Le Prix de la Société académique vaudoise, qui sera remis lors du Dies, récompense le travail de la microbiologiste Clara Margot Heiman. Sa thèse ouvre de nouvelles voies de recherche sur une arme bactérienne dérivée de phages, intéressante pour la médecine et l’agriculture.
Diplômée d’un Master en sciences de la vie moléculaire, Clara Margot Heiman vient de terminer un doctorat en microbiologie mené sous la direction de Christoph Keel et de Jordan Vacheron à la Faculté de biologie et de médecine. Déjà maintes fois cité, son travail suscite l’engouement des spécialistes. Il est récompensé par le Prix de la Société académique vaudoise, qui distingue chaque année la meilleure thèse d’une des sept facultés de l’UNIL.
Au sein du laboratoire du docteur Keel, la scientifique cherche à mieux comprendre les mécanismes fondamentaux qui régissent le microbiote des végétaux. Elle s’intéresse à des bactéries (Pseudomonas protegens) bénéfiques pour les plantes, entre autres dans leur lutte contre les insectes nuisibles. Elle étudie le rôle des tailocines, des particules « sans tête » dérivées de phages (virus de bactéries), produites par ces pseudomonades et utilisées comme des armes pour tuer leurs ennemis.

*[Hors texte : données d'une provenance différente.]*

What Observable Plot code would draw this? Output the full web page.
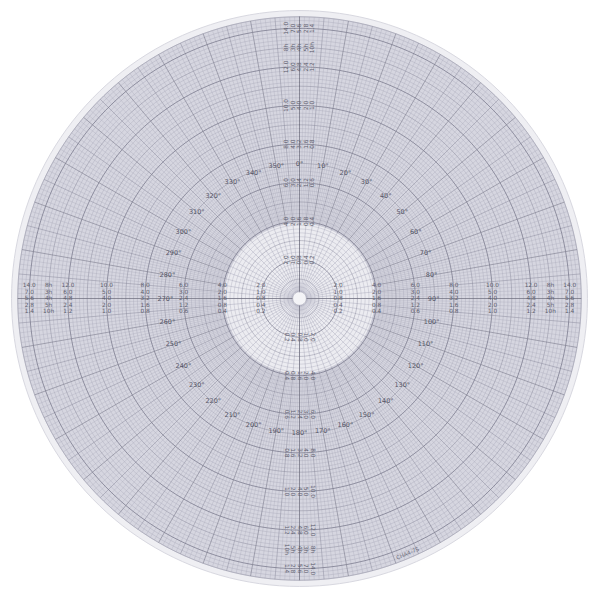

« Les tailocines sont fabriquées par les bactéries suite à des dommages liés à l’ADN. Elles détruisent les cellules cibles de manière spécifique en perforant leur membrane », explique la scientifique. Pour la première fois au monde, elle observe la dynamique de production de ces tailocines au niveau cellulaire en utilisant de la microscopie par fluorescence. « Voir cette compétition en temps réel a été le plus bel accomplissement de ma thèse, c’était aussi très visuel ! » se souvient Clara Heiman, ravie. Des découvertes qu’elle a pu présenter devant près de 2000 personnes lors d’une conférence internationale sur l’écologie microbienne.
Sans accès au laboratoire durant la crise du Covid-19, la chercheuse constitue également une revue complète des connaissances accumulées sur les tailocines, couvrant l’histoire de leur découverte en 1954 jusqu’à présent, ce qui n’avait pas été fait depuis 20 ans.
Un combat invisible au rôle primordial
Trouver dans la nature un mécanisme que nous pourrions réutiliser pour notre bénéfice et pour celui de notre planète est une grande motivation pour Clara Heiman, dont le travail suscite l’intérêt de la recherche appliquée. « En agriculture, ces bactéries protectrices pourraient diminuer certains produits phytosanitaires en servant d’agents de biocontrôle. En médecine, en cas de résistance aux antibiotiques, elles offriraient une alternative intéressante à la phagothérapie puisque les tailocines, contrairement aux phages, n’ont pas d’ADN et ne risquent donc pas d’évoluer une fois inoculées. »
D’origine italo-américaine et naturalisée suisse, la chercheuse grandit à Nyon. Trilingue, elle est attirée par les langues avant de rencontrer une enseignante passionnée qui lui donne le goût de la biologie. Lors de son bachelor à l’UNIL, elle prend profondément conscience de l’existence de ce monde caché. « Invisibles, les bactéries ont pourtant un impact énorme sur nos vies. Pour moi c’est un privilège de pouvoir étudier cet univers microscopique. »
Aujourd’hui postdoctorante, la microbiologiste continue à l’UNIL son travail prometteur sur les tailocines.